==== INFORMATION PROVIDED ====

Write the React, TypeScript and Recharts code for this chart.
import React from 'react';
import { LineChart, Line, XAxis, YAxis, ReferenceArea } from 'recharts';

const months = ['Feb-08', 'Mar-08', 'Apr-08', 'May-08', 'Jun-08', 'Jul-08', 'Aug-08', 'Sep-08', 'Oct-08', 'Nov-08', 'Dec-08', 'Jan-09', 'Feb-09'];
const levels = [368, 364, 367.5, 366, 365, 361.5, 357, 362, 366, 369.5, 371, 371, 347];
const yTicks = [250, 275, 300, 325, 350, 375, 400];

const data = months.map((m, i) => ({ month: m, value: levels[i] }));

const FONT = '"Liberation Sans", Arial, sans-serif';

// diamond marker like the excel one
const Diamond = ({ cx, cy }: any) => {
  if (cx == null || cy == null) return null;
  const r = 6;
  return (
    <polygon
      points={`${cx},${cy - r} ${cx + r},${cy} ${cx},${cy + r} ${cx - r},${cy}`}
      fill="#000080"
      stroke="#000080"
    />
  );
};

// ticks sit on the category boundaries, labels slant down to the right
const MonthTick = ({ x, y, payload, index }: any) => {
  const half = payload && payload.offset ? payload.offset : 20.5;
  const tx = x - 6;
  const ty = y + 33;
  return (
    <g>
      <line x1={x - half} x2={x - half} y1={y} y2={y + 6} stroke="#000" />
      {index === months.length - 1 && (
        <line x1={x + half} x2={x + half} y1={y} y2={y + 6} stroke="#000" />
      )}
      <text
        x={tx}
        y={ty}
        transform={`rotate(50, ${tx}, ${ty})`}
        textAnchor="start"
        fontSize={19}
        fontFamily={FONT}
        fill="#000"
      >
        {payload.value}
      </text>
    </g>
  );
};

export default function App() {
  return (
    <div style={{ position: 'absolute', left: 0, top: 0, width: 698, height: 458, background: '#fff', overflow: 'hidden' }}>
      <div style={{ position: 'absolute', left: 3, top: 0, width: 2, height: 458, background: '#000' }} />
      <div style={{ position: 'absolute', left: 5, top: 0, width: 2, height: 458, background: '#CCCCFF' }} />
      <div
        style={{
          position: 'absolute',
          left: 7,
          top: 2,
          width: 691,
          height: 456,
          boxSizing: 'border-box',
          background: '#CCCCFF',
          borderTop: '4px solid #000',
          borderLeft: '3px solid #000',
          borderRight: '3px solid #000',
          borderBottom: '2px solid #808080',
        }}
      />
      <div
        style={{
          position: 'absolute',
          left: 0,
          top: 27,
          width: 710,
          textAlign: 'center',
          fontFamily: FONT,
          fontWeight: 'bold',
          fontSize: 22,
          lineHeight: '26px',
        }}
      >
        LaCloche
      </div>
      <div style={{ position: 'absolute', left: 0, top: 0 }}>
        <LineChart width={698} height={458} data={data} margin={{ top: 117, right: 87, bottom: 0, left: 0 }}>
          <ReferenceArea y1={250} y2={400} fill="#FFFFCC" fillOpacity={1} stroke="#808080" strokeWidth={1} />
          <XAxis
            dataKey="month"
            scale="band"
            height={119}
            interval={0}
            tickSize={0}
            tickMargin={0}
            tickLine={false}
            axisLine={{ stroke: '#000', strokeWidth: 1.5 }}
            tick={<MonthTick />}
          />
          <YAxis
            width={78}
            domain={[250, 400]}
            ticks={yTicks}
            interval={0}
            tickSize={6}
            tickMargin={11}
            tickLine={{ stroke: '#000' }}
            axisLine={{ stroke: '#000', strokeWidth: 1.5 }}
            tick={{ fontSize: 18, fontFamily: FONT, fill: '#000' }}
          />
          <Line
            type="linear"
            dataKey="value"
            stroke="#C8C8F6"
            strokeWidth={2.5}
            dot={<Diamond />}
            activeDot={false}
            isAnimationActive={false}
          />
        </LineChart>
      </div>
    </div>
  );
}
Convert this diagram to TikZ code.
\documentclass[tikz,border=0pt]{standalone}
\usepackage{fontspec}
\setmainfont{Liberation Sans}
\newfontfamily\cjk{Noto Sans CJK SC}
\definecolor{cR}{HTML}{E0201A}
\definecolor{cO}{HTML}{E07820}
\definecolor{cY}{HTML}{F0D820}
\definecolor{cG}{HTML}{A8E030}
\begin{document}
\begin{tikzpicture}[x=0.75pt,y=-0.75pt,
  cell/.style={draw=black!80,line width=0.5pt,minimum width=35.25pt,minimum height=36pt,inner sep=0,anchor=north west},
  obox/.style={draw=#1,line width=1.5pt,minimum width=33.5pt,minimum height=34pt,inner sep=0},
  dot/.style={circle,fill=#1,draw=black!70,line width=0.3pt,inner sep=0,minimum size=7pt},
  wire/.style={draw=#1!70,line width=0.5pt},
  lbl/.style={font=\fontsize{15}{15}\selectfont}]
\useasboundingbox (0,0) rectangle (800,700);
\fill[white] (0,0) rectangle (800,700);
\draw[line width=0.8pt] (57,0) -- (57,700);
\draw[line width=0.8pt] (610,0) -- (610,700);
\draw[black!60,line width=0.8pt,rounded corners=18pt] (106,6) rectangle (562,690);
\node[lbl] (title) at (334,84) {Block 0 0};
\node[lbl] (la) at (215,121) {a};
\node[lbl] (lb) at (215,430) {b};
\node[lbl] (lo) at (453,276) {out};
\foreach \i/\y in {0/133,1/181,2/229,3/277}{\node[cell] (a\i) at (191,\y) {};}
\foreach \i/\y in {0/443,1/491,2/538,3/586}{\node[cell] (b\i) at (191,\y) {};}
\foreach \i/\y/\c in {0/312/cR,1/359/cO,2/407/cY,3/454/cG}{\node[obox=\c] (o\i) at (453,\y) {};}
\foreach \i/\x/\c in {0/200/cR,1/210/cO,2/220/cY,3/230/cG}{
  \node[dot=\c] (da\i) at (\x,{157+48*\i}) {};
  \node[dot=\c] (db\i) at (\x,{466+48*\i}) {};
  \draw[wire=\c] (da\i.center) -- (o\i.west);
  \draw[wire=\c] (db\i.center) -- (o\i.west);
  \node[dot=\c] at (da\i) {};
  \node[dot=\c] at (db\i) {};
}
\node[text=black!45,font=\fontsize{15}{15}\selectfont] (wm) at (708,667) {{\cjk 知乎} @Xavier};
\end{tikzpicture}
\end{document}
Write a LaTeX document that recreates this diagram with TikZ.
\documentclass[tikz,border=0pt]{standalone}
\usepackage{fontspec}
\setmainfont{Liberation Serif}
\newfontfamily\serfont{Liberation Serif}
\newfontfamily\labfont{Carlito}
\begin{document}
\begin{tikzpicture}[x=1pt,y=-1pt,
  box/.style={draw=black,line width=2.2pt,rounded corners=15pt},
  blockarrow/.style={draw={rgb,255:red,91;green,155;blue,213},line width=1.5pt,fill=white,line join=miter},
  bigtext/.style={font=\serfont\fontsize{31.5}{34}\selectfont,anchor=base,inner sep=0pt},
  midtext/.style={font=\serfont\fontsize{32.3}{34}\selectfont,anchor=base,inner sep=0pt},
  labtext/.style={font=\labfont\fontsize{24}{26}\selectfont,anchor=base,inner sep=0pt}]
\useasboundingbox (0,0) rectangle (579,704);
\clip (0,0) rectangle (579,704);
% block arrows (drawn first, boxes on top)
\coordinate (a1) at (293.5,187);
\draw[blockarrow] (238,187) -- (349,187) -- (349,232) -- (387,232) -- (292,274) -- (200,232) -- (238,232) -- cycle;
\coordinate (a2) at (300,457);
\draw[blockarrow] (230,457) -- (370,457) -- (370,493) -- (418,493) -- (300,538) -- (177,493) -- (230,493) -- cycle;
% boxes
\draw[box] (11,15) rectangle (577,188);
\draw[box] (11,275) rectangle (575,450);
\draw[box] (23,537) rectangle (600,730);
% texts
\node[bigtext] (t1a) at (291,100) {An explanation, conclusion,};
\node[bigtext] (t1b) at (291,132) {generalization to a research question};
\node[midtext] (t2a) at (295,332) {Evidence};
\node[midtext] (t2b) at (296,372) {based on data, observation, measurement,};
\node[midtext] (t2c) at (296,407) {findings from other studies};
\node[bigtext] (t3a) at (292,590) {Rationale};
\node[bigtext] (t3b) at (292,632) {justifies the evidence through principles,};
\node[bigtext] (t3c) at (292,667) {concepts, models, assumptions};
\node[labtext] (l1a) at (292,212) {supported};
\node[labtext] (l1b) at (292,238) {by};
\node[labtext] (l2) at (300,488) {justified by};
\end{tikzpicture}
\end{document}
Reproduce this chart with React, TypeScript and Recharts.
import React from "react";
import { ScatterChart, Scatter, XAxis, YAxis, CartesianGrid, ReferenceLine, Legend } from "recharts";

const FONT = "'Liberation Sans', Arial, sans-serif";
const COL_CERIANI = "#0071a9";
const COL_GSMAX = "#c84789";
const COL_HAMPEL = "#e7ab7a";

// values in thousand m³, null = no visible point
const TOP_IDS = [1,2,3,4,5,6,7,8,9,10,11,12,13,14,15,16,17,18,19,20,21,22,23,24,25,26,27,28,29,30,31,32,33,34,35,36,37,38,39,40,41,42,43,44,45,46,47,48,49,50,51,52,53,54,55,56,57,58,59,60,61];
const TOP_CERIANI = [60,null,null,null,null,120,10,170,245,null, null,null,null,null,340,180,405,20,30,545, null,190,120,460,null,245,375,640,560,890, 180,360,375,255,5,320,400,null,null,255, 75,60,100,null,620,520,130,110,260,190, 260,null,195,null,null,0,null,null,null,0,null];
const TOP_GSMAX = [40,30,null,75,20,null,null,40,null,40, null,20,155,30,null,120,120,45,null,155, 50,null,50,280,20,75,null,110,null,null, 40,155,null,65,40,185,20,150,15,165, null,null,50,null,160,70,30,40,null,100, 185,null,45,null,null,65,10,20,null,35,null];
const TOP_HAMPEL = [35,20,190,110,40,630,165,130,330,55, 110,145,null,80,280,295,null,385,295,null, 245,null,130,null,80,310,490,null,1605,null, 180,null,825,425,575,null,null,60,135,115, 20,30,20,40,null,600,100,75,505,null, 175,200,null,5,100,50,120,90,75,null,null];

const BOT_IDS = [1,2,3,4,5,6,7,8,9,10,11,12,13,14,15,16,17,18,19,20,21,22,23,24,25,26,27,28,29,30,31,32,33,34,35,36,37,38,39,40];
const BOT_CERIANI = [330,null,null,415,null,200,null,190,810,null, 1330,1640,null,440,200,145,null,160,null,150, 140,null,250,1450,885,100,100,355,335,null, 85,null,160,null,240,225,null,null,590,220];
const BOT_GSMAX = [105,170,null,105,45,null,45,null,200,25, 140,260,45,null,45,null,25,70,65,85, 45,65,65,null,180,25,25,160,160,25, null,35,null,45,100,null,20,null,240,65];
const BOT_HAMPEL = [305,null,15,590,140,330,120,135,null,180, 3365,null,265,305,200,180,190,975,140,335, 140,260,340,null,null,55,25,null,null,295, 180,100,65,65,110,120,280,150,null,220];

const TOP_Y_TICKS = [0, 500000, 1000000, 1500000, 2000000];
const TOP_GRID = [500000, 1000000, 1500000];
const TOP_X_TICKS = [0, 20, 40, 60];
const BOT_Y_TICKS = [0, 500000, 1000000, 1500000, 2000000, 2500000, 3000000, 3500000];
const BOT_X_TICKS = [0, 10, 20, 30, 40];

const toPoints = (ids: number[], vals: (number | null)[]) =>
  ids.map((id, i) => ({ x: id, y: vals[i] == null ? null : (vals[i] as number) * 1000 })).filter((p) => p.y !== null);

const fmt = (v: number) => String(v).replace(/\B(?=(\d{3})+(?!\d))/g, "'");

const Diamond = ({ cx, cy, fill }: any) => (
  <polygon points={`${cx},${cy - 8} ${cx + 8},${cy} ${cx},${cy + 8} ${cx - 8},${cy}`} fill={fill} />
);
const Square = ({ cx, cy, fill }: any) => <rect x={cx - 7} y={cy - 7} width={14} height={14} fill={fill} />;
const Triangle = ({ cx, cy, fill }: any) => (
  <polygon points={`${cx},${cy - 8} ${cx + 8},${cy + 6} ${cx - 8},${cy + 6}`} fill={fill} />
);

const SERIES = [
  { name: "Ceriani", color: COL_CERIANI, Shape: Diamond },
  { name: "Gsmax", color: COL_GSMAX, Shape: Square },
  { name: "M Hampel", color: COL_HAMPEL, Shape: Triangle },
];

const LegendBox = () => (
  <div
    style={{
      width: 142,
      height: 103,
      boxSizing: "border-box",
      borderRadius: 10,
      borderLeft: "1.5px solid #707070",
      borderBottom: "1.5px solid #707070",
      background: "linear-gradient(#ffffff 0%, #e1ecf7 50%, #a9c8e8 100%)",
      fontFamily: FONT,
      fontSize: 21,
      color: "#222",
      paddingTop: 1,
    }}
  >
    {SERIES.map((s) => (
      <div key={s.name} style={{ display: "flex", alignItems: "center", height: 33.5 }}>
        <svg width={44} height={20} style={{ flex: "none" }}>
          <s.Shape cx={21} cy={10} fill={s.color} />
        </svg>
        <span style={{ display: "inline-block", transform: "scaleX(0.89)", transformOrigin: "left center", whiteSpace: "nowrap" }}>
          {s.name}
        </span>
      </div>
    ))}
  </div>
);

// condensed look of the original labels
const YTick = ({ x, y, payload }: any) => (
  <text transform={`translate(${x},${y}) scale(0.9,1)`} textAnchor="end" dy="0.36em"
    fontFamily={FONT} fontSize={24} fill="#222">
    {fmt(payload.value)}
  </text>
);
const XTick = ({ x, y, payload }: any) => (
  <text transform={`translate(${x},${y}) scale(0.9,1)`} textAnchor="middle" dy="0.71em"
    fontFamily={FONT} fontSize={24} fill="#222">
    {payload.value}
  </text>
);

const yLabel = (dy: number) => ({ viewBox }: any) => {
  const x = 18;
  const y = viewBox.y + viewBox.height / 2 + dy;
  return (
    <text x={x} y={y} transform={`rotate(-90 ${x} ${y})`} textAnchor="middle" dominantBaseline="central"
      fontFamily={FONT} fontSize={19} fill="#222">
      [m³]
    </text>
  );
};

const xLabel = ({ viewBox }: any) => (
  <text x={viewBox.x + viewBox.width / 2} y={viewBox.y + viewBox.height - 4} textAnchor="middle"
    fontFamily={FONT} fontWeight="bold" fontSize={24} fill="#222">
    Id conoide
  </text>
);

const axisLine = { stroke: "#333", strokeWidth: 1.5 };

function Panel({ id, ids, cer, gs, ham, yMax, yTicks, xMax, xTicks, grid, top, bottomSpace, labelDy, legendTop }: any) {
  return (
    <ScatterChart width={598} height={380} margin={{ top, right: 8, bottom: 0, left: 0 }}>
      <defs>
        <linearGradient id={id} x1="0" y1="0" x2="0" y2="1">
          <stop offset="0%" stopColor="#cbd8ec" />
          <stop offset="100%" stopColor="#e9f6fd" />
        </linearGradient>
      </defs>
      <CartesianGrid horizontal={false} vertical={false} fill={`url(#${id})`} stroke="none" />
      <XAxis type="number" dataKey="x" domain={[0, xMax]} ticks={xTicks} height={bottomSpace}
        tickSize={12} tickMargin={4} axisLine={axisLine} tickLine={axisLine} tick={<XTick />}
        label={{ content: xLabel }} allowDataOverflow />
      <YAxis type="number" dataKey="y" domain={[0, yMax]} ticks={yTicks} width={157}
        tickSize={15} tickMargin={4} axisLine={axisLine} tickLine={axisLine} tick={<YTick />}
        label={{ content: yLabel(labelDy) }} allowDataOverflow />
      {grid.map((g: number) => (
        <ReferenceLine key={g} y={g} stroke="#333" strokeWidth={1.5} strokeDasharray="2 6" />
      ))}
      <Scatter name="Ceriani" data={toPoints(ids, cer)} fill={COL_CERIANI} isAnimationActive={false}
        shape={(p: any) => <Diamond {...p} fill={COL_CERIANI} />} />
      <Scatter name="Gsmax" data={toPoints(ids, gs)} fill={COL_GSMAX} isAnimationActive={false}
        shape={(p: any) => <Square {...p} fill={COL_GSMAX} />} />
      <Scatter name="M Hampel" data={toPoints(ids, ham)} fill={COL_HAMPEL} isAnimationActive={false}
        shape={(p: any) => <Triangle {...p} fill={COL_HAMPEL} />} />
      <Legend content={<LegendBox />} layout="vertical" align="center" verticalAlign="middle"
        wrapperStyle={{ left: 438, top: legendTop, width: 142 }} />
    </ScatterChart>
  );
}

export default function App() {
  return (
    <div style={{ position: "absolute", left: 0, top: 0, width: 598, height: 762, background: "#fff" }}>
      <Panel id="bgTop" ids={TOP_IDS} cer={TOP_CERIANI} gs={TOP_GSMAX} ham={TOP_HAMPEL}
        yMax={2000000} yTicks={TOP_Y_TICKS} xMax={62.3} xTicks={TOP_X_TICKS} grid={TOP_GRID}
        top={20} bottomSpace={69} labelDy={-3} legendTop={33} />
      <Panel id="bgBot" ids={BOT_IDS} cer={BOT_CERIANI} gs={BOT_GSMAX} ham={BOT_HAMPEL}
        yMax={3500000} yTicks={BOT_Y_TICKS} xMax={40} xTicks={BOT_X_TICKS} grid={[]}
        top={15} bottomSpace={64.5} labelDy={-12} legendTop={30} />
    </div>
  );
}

====

> _TASK PROMPT_:
Include the first line, the line containing "XAxis, YAxis, ReferenceArea", and every line between them, copied exactly from the material above; output no other line.

> _SOLUTION BELOW_:
Write the React, TypeScript and Recharts code for this chart.
import React from 'react';
import { LineChart, Line, XAxis, YAxis, ReferenceArea } from 'recharts';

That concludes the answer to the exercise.